Quantifying Rotational Speed and Force
Engineers quantify the speed of rotation using Revolutions Per Minute (RPM), the standard measurement for how many complete turns an object makes in sixty seconds. This metric is widely used to specify the operating speed of devices ranging from electric fans to internal combustion engines. For example, a typical car engine might idle at around 800 RPM and reach speeds of 6,000 RPM or more at full acceleration.
The other component for harnessing rotation is force, which in a rotational context is called torque. Torque is the twisting force that causes an object to rotate or changes the rate of its rotation. It is calculated by multiplying the linear force applied by the distance from the axis of rotation to the point where the force is applied, known as the lever arm.

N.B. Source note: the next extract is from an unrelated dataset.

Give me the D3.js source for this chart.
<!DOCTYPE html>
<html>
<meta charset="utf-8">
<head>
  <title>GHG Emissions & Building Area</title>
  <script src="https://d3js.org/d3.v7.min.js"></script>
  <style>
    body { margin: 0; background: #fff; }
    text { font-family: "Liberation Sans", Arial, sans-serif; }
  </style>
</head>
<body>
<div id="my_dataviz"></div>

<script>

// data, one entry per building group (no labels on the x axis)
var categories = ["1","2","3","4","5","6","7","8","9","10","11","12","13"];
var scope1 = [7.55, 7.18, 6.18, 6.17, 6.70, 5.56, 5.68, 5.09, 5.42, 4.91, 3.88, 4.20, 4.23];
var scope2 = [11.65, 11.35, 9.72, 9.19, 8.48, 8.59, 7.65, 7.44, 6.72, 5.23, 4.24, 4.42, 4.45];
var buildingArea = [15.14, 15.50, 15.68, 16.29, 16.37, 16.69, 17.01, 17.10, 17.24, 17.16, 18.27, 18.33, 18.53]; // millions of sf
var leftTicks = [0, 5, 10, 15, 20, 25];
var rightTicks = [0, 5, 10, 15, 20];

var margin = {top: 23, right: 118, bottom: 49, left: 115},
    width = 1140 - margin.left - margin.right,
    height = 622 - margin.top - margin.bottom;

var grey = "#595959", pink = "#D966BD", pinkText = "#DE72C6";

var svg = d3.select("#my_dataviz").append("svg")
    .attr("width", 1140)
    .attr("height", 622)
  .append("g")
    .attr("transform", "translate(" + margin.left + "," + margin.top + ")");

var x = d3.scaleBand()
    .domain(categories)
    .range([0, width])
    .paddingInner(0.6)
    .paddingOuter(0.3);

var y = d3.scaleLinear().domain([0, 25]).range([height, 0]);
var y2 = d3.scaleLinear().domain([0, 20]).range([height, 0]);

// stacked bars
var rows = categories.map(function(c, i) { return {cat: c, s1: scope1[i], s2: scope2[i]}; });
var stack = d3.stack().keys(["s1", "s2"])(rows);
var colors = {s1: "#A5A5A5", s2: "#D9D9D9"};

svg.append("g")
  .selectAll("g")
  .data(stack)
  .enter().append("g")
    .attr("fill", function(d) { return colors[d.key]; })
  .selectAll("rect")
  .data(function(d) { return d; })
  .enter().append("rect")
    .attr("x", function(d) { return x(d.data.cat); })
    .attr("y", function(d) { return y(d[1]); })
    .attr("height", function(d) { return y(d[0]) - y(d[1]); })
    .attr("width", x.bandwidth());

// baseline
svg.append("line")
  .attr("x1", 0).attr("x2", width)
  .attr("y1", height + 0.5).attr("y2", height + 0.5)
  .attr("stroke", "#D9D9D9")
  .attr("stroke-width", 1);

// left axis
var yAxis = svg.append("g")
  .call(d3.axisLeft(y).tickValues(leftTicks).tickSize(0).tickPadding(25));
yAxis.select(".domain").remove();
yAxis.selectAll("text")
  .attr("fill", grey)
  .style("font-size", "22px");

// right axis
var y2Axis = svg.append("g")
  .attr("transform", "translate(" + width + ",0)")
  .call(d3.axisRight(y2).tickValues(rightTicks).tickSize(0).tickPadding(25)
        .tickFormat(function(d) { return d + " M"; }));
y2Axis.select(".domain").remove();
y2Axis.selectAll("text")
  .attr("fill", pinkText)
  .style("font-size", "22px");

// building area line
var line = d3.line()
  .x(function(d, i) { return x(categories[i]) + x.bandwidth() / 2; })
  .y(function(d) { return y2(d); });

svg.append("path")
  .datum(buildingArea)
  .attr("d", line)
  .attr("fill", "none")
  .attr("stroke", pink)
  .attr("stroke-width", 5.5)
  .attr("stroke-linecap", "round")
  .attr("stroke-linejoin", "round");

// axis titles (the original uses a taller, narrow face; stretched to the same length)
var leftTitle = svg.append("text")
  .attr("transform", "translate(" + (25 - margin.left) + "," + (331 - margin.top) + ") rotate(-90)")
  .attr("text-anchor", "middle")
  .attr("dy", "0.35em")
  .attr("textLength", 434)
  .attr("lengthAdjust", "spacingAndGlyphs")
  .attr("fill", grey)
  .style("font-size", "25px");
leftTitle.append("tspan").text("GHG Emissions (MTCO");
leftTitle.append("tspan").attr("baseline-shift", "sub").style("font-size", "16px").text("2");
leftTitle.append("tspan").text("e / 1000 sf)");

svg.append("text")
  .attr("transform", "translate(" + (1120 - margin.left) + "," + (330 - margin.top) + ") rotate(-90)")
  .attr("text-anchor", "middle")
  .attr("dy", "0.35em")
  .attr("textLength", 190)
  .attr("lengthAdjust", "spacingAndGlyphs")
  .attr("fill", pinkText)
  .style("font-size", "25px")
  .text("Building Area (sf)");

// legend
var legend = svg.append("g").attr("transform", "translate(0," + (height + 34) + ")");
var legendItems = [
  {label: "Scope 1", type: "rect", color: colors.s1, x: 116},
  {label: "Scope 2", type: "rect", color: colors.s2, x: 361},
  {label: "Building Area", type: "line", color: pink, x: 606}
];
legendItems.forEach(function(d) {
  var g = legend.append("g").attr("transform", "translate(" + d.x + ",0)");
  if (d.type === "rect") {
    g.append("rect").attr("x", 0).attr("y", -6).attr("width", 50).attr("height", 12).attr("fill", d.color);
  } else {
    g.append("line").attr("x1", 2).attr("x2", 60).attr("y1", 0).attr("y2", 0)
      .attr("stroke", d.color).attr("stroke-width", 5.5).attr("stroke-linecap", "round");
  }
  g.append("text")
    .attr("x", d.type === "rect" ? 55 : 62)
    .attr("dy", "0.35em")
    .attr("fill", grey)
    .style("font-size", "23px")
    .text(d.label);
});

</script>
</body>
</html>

A longer lever arm allows a smaller applied force to generate the same amount of torque, which is why a wrench with a long handle makes it easier to loosen a tight bolt. In mechanical systems, torque provides the power to start a machine, sustain its movement against resistance, or accelerate its rotation. Torque sensors are used to precisely measure this twisting force by detecting the strain on a rotating shaft. The relationship between a system’s torque and its RPM determines the power output, often measured using specialized equipment like a dynamometer.
Essential Applications in Everyday Technology
The controlled application of rotation is the foundation for countless modern machines, enabling the transfer of energy and motion. Power transmission systems, such as gearboxes and belt drives, are designed to manipulate rotational speed and torque. In a car’s transmission, a sequence of gears allows the engine to trade high RPM for high torque when accelerating from a stop, then switch to a lower torque ratio for efficient highway cruising.

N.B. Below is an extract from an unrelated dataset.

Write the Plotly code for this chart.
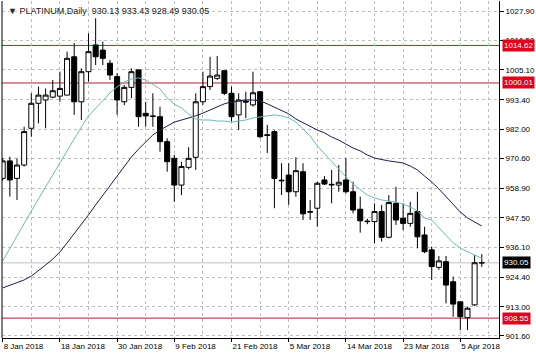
import plotly.graph_objects as go

# ---- data ----
bar_index = list(range(68))
opens = [962.9, 969.7, 962.9, 968.1, 982.4, 992.1, 993.4, 994.5, 994.9, 995.3,
         1010.2, 992.7, 1004.4, 1014.8, 1012.8, 1007.7, 1002.5, 992.7, 998.3, 1005.1,
         988.2, 987.2, 986.9, 977.2, 970.7, 960.3, 967.2, 971.1, 992.7, 998.6,
         1001.8, 1004.8, 996.0, 987.6, 993.0, 991.5, 996.6, 979.9, 981.1, 962.2,
         964.2, 957.7, 965.5, 950.0, 951.3, 962.3, 960.6, 960.3, 962.3, 957.7,
         950.9, 946.3, 946.1, 950.0, 940.0, 953.2, 947.4, 945.4, 950.0, 940.9,
         935.1, 928.3, 930.5, 922.7, 914.9, 908.7, 913.7, 930.13]
highs = [970.8, 971.3, 970.7, 983.0, 996.0, 998.6, 997.9, 1001.2, 1004.4, 1012.2,
         1015.5, 1005.7, 1019.3, 1025.2, 1016.1, 1009.0, 1003.8, 999.2, 1005.7, 1005.4,
         992.7, 996.0, 990.8, 978.5, 972.0, 969.4, 975.0, 996.0, 1004.4, 1010.2,
         1010.5, 1004.8, 998.6, 996.0, 996.6, 1004.4, 996.6, 983.7, 981.7, 968.8,
         968.8, 971.1, 968.8, 954.5, 961.6, 963.8, 966.2, 968.1, 970.7, 961.6,
         955.8, 947.2, 953.2, 952.6, 956.4, 959.7, 953.2, 953.8, 957.7, 944.1,
         936.4, 932.7, 932.7, 924.7, 914.9, 913.0, 933.1, 933.43]
lows = [962.0, 955.8, 954.5, 967.5, 979.1, 984.3, 982.4, 994.1, 992.7, 995.3,
        987.6, 985.6, 1000.5, 1007.0, 1007.0, 1001.2, 987.6, 991.4, 994.1, 983.0,
        983.0, 983.0, 973.3, 965.5, 953.8, 956.4, 966.4, 966.2, 991.5, 997.3,
        1001.2, 995.3, 985.0, 981.7, 986.3, 990.8, 978.5, 972.7, 951.3, 956.4,
        952.6, 955.8, 946.7, 946.7, 944.1, 960.3, 953.2, 957.7, 957.1, 949.3,
        941.8, 945.1, 937.7, 938.3, 939.6, 944.8, 942.8, 944.1, 935.7, 933.8,
        923.4, 927.3, 914.3, 909.1, 903.9, 903.9, 913.3, 928.49]
closes = [969.7, 962.3, 968.1, 981.1, 992.1, 995.3, 995.3, 997.0, 997.9, 1009.6,
          992.7, 1004.4, 1012.2, 1010.2, 1009.6, 1003.1, 993.4, 998.3, 1004.4, 986.9,
          987.2, 987.0, 977.2, 969.4, 960.3, 967.5, 970.7, 992.7, 998.6, 1002.7,
          1003.1, 996.0, 986.9, 993.4, 992.6, 996.2, 979.1, 979.6, 962.9, 962.0,
          957.7, 965.9, 949.1, 949.8, 961.0, 960.7, 960.4, 961.4, 957.7, 950.6,
          946.4, 946.1, 950.0, 940.0, 953.5, 946.7, 945.4, 949.3, 940.2, 934.4,
          928.6, 930.8, 921.4, 914.0, 909.1, 912.4, 930.1, 930.05]

ma_fast = [930.8, 935.8, 940.5, 945.6, 950.2, 954.9, 959.6, 964.2, 968.9, 973.9,
           978.6, 982.9, 987.2, 990.3, 993.4, 996.1, 998.5, 1000.4, 1001.6, 1002.0,
           1001.2, 999.6, 997.7, 994.2, 991.8, 990.3, 987.9, 986.0, 985.6, 985.6,
           985.2, 985.2, 984.8, 985.2, 985.6, 986.4, 986.8, 987.2, 987.6, 987.2,
           986.4, 984.8, 982.1, 979.4, 975.5, 972.4, 969.3, 966.2, 963.5, 960.7,
           958.4, 956.4, 955.3, 954.5, 954.1, 953.7, 952.9, 951.8, 950.2, 947.5,
           946.7, 943.6, 940.9, 937.8, 935.8, 934.3, 933.1, 931.9]
ma_slow = [920.3, 921.4, 922.2, 923.4, 924.9, 926.9, 929.2, 931.5, 934.3, 937.8,
           941.3, 944.8, 948.7, 952.6, 956.1, 960.0, 963.8, 967.7, 971.2, 974.3,
           977.1, 979.8, 981.7, 983.3, 984.8, 985.6, 986.4, 987.2, 988.3, 989.5,
           990.7, 991.9, 992.6, 993.0, 993.4, 993.4, 993.0, 991.9, 990.7, 989.5,
           988.0, 986.0, 984.5, 982.9, 981.7, 980.6, 979.0, 977.8, 976.3, 974.7,
           973.6, 972.0, 970.8, 970.1, 969.7, 969.3, 968.9, 967.7, 966.2, 963.8,
           961.5, 958.8, 955.7, 952.6, 949.8, 947.5, 945.9, 944.4]

date_tick_pos = [0, 8, 16, 24, 32, 40, 48, 56, 64]
date_tick_text = ["8 Jan 2018", "18 Jan 2018", "30 Jan 2018", "9 Feb 2018", "21 Feb 2018",
                  "5 Mar 2018", "14 Mar 2018", "23 Mar 2018", "5 Apr 2018"]
minor_grid_pos = [4, 12, 20, 28, 36, 44, 52, 60, 68]
price_ticks = [1027.90, 1016.50, 1005.10, 993.40, 982.00, 970.60, 958.90,
               947.50, 936.10, 924.40, 913.00, 901.60]
red_levels = [1014.62, 1000.01, 908.55]
last_price = 930.05
title_text = "\u25bc PLATINUM,Daily\u00a0\u00a0930.13 933.43 928.49 930.05"

FONT = "Liberation Sans, Arial, sans-serif"
GRID = "#bdbdbd"
RED = "#b3202c"

fig = go.Figure()
fig.add_trace(go.Scatter(x=bar_index, y=ma_slow, mode="lines",
                         line=dict(color="#1e1e4a", width=1), hoverinfo="skip"))
fig.add_trace(go.Scatter(x=bar_index, y=ma_fast, mode="lines",
                         line=dict(color="#72b8b8", width=1), hoverinfo="skip"))
fig.add_trace(go.Candlestick(
    x=bar_index, open=opens, high=highs, low=lows, close=closes,
    increasing=dict(line=dict(color="#000000", width=1), fillcolor="#ffffff"),
    decreasing=dict(line=dict(color="#000000", width=1), fillcolor="#000000"),
    whiskerwidth=0))

shapes = []
for lv in red_levels:
    shapes.append(dict(type="line", xref="paper", x0=0, x1=1, yref="y", y0=lv, y1=lv,
                       line=dict(color=RED, width=1), layer="below"))
shapes.append(dict(type="line", xref="paper", x0=0, x1=1, yref="y", y0=last_price, y1=last_price,
                   line=dict(color="#c0c0c0", width=1), layer="below"))
shapes.append(dict(type="line", xref="paper", x0=0, x1=0, yref="paper", y0=0, y1=1,
                   line=dict(color="#000000", width=1)))

annotations = [dict(xref="paper", yref="paper", x=0, y=1, xanchor="left", yanchor="top",
                    xshift=4, yshift=-3, text=title_text, showarrow=False,
                    font=dict(family=FONT, size=9, color="#222222"))]
for lv in red_levels:
    annotations.append(dict(xref="paper", yref="y", x=1, y=lv, xanchor="left", yanchor="middle",
                            xshift=3, text=f"{lv:.2f}", showarrow=False, bgcolor="#e3001b",
                            borderpad=1, font=dict(family=FONT, size=8, color="#ffffff")))
annotations.append(dict(xref="paper", yref="y", x=1, y=last_price, xanchor="left", yanchor="middle",
                        xshift=3, text=f"{last_price:.2f}", showarrow=False, bgcolor="#000000",
                        borderpad=1, font=dict(family=FONT, size=8, color="#ffffff")))

fig.update_layout(
    width=536, height=357,
    margin=dict(l=2, r=37, t=1, b=19),
    paper_bgcolor="#ffffff", plot_bgcolor="#ffffff",
    showlegend=False,
    boxgap=0.3, boxgroupgap=0,
    font=dict(family=FONT, size=8, color="#000000"),
    shapes=shapes, annotations=annotations,
    xaxis=dict(range=[-0.098, 69.41], rangeslider=dict(visible=False),
               tickmode="array", tickvals=date_tick_pos, ticktext=date_tick_text,
               ticks="outside", ticklen=3, tickcolor="#000000",
               ticklabelposition="outside right",
               showgrid=True, gridcolor=GRID, griddash="3px,3px", gridwidth=1,
               minor=dict(tickvals=minor_grid_pos, showgrid=True, gridcolor=GRID,
                          griddash="3px,3px", ticks=""),
               showline=True, linecolor="#000000", linewidth=1, zeroline=False,
               tickfont=dict(family=FONT, size=8)),
    yaxis=dict(side="right", range=[900.82, 1031.9], tickmode="array",
               tickvals=price_ticks, ticktext=[f"{v:.2f}" for v in price_ticks],
               ticks="outside", ticklen=4, tickcolor="#000000",
               showgrid=True, gridcolor=GRID, griddash="3px,3px", gridwidth=1,
               showline=True, linecolor="#000000", linewidth=1, zeroline=False,
               tickfont=dict(family=FONT, size=8)),
)

fig.write_html(
    "out.html",
    config={"displayModeBar": False},
    post_script="document.body.style.margin='0';document.body.style.padding='0';",
)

This manipulation is achieved by connecting gears of different sizes; a small gear driving a large gear reduces the speed but increases the torque transferred to the output shaft. This principle is found in everything from simple clock mechanisms to sophisticated automated production systems.
Rotation is also integral to energy generation, particularly in the operation of turbines. In wind farms, steam power plants, and hydroelectric facilities, the movement of a fluid or gas against blades causes the turbine to rotate. This converts the linear force of the flow into mechanical energy, which is then used to spin a generator shaft and create electricity.
The most ubiquitous example of harnessed rotation is the wheel and axle, a concept that allows for efficient linear movement. The continuous rotation of a wheel on a fixed axle minimizes friction, enabling heavy loads to be transported with minimal effort. From the wheels on a suitcase to the complex landing gear of an aircraft, this simple rotational mechanism remains the primary method for translating power into motion.